Je me réjouis donc de ce que Mickey Mouse ne soit pas si important, cela m'évite une fausse piste.

----------------------------

à écrire des e-books

De même que c'est en forgeant qu'on devient forgeron,

en sciant que Léonard de Vinci,

de même,
c'est en écrivant de i-boucs que [CENSURÉ] est devenu bélier,
comme le groupe jurassien du même nom.

E.B.



Modifié 3 fois.

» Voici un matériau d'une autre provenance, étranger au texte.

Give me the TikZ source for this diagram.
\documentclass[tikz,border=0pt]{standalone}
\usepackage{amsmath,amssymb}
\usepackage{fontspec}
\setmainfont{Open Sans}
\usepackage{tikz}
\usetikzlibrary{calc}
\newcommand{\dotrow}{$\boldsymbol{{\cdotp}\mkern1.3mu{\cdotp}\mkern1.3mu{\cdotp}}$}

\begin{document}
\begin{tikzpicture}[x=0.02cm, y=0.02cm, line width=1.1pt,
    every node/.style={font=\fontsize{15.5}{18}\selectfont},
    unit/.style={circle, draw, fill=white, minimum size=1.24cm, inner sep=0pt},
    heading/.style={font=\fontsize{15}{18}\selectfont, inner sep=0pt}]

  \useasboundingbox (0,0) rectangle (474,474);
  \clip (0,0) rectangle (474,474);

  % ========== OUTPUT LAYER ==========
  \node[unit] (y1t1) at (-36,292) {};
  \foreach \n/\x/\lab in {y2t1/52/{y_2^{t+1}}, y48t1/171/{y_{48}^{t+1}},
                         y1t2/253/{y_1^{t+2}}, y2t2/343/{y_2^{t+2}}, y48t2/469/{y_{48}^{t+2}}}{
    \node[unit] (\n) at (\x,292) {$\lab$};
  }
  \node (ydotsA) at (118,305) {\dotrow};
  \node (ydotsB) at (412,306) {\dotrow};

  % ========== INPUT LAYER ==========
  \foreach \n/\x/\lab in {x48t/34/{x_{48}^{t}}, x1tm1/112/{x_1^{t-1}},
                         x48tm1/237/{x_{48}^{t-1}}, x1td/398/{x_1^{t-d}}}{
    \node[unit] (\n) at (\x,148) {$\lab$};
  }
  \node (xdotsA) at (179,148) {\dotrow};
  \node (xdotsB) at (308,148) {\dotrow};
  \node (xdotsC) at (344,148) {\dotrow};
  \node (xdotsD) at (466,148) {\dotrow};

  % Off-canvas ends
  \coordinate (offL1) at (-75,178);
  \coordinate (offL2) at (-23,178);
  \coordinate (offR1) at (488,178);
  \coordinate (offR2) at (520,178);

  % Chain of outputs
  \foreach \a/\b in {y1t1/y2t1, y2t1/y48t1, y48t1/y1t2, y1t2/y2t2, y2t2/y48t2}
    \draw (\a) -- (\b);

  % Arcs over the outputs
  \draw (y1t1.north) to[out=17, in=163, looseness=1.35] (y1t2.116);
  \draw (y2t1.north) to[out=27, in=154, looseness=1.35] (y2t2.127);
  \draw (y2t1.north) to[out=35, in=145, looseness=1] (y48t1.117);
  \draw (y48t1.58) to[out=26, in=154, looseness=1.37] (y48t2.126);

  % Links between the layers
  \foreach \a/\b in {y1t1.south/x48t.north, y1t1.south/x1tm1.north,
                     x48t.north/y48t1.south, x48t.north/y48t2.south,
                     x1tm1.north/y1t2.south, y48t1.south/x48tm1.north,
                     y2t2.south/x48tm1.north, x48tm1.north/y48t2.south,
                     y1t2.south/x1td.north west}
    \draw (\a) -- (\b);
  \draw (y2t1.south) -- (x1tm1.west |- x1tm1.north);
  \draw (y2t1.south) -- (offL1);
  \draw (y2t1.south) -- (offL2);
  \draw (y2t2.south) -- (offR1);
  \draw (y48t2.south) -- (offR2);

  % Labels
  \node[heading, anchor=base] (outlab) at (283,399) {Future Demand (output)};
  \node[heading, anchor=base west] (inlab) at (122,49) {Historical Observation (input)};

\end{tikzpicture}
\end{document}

Dernière modification le 24/07/14 17:37 par Emmanuel Bigler.
Re: UNE NOUVELLE BARBARIE ?
jeudi 24 juillet 2014 17:34:00
Je n'avais pas lu les messages plus haut. On ergote, on joue au hussard noir, à traquer la moindre déviance. L'explication du texte, je ne l'avais pas lu avant Craçais, vous en trouverez l'essentiel des thèmes dans l'exposé de Mougin quand il aura retrouvé son intégrité (le texte), comme nous l' a promis le bon Père François, dont la coupe est restée célèbre. Si Mougin avait eu,lu, lui ce texte sans aucun doute il eut utilisé cette notion de Barbarie qui résume assez bien son propos.

Parménide n'est pas abscons, il est lumineux. L'être est, le non être n'est pas", c'est le minimum sans lequel même un grand scientifique ne saurait penser, quitte à penser que le
non-être est, c'est tout de même autre chose que de commencer par nous faire la morale, tu ne tueras point.

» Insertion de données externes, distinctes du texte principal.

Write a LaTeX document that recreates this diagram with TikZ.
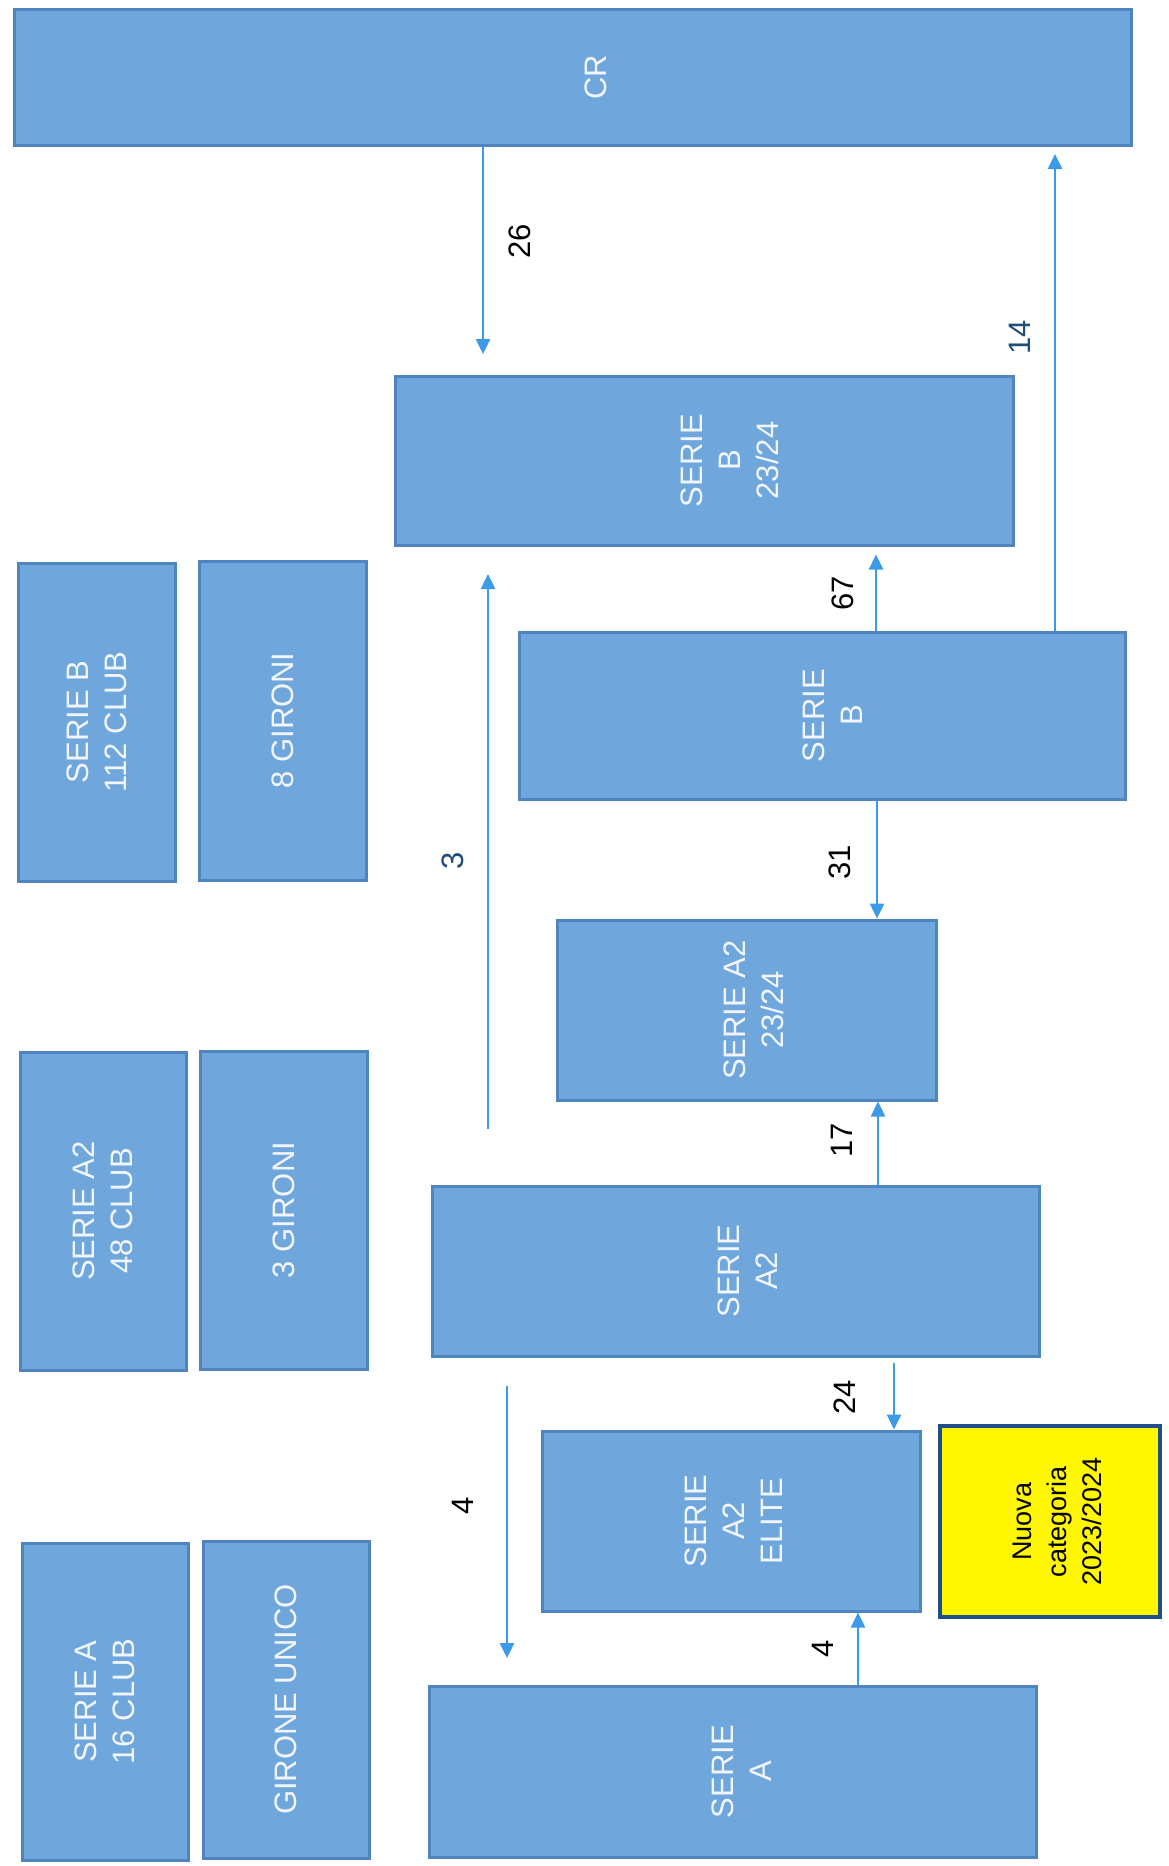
\documentclass[tikz,border=0pt]{standalone}
\usepackage{fontspec}
\setmainfont{Liberation Sans}
\usetikzlibrary{arrows.meta}
\definecolor{boxfill}{HTML}{6FA7DD}
\definecolor{boxline}{HTML}{4F84C0}
\definecolor{boxtext}{HTML}{F2F6FC}
\definecolor{arrblue}{HTML}{3C9AE8}
\definecolor{lblblue}{HTML}{1F4E79}
\definecolor{newfill}{HTML}{FFF700}
\definecolor{newline}{HTML}{1F4E8A}
\tikzset{
  bbox/.style={draw=boxline, fill=boxfill, line width=3pt, inner sep=0pt, rectangle},
  txt/.style={rotate=90, text=boxtext, align=center, inner sep=0pt, font=\fontsize{31}{38}\selectfont},
  lbl/.style={rotate=90, text=black, inner sep=0pt, font=\fontsize{31}{38}\selectfont},
  lblb/.style={lbl, text=lblblue},
  arr/.style={draw=arrblue, line width=2.5pt, -{Triangle[length=15pt,width=14pt]}},
}
\begin{document}
\begin{tikzpicture}[x=1pt,y=-1pt]
\useasboundingbox[fill=white] (0,0) rectangle (1168,1866);
% main boxes
\node[bbox, minimum width=1117pt, minimum height=136pt] (cr) at (572.5,77) {};
\node[bbox, minimum width=618pt, minimum height=169pt] (sb24) at (704,460.5) {};
\node[bbox, minimum width=606pt, minimum height=167pt] (sb) at (822,715.5) {};
\node[bbox, minimum width=379pt, minimum height=180pt] (sa224) at (746.5,1010) {};
\node[bbox, minimum width=607pt, minimum height=170pt] (sa2) at (735.5,1271) {};
\node[bbox, minimum width=378pt, minimum height=180pt] (elite) at (731,1521) {};
\node[draw=newline, fill=newfill, line width=4.5pt, inner sep=0pt, minimum width=220pt, minimum height=191pt] (nuova) at (1050,1521.5) {};
\node[bbox, minimum width=607pt, minimum height=171pt] (sa) at (732.5,1771.5) {};
% left column
\node[bbox, minimum width=157pt, minimum height=318pt] (l1) at (96.5,722) {};
\node[bbox, minimum width=167pt, minimum height=319pt] (l2) at (282.5,720.5) {};
\node[bbox, minimum width=166pt, minimum height=318pt] (l3) at (103,1211) {};
\node[bbox, minimum width=167pt, minimum height=318pt] (l4) at (283.5,1210) {};
\node[bbox, minimum width=166pt, minimum height=317pt] (l5) at (105,1701.5) {};
\node[bbox, minimum width=166pt, minimum height=317pt] (l6) at (286,1699.5) {};
% texts
\node[txt] (crt) at ([xshift=23pt]cr.center) {CR};
\node[txt] (sb24t) at ([xshift=26pt]sb24.center) {SERIE\\B\\23/24};
\node[txt] (sbt) at ([xshift=11pt]sb.center) {SERIE\\B};
\node[txt] (sa224t) at ([xshift=7pt]sa224.center) {SERIE A2\\23/24};
\node[txt] (sa2t) at ([xshift=12pt]sa2.center) {SERIE\\A2};
\node[txt] (elitet) at ([xshift=3pt]elite.center) {SERIE\\A2\\ELITE};
\node[lbl, align=center, font=\fontsize{27}{35}\selectfont] (nuovat) at ([xshift=7pt]nuova.center) {Nuova\\categoria\\2023/2024};
\node[txt] (sat) at ([xshift=9pt]sa.center) {SERIE\\A};
\node[txt] (l1t) at (l1.center) {SERIE B\\112 CLUB};
\node[txt] (l2t) at (l2.center) {8 GIRONI};
\node[txt] (l3t) at (l3.center) {SERIE A2\\48 CLUB};
\node[txt] (l4t) at (l4.center) {3 GIRONI};
\node[txt] (l5t) at (l5.center) {SERIE A\\16 CLUB};
\node[txt] (l6t) at (l6.center) {GIRONE UNICO};
% free arrow ends
\coordinate (t26) at (483,354);
\coordinate (t14) at (1055,154);
\coordinate (s3) at (488,1129);
\coordinate (t3) at (488,574);
\coordinate (x67) at (876,0);
\coordinate (x31) at (877,0);
\coordinate (x17) at (878,0);
\coordinate (s24) at (894,1363);
\coordinate (s4) at (507,1386);
\coordinate (t4) at (507,1658);
\coordinate (x4r) at (858,0);
% arrows
\draw[arr] (cr.south -| t26) -- (t26);
\draw[arr] (sb.north -| t14) -- (t14);
\draw[arr] (s3) -- (t3);
\draw[arr, shorten >=8pt] (sb.north -| x67) -- (sb24.south -| x67);
\draw[arr] (sb.south -| x31) -- (sa224.north -| x31);
\draw[arr] (sa2.north -| x17) -- (sa224.south -| x17);
\draw[arr] (s24) -- (elite.north -| s24);
\draw[arr] (s4) -- (t4);
\draw[arr] (sa.north -| x4r) -- (elite.south -| x4r);
% labels
\node[lbl] (n26) at (520,241) {26};
\node[lblb] (n14) at (1020,337) {14};
\node[lblb] (n3) at (453,861) {3};
\node[lbl] (n67) at (843,593) {67};
\node[lbl] (n31) at (840,862) {31};
\node[lbl] (n17) at (842,1140) {17};
\node[lbl] (n24) at (845,1397) {24};
\node[lbl] (n4l) at (463,1506) {4};
\node[lbl] (n4r) at (823,1649) {4};
\end{tikzpicture}
\end{document}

Enfin reste la question de Baudrillard: "Pourquoi n'y-a-il rien plutôt que quelque chose"? Il y a bien quelqu'Attila qui a dû passer par là?

ΟΥΤΙΣ



Modifié 1 fois. Dernière modification le 24/07/14 17:35 par OUTIS.
Re: UNE NOUVELLE BARBARIE ?
jeudi 24 juillet 2014 17:39:12
Je relis les textes bourrés de fautes diverses, du blé à moudre pour les censeurs, lecteurs à l'affût de la faute et qui ne comprennent rien.

ΟΥΤΙΣ
Re: UNE NOUVELLE BARBARIE ?
jeudi 24 juillet 2014 18:08:04
Je relis les textes bourrés de fautes diverses, du blé à moudre pour les censeurs, lecteurs à l'affût de la faute et qui ne comprennent rien.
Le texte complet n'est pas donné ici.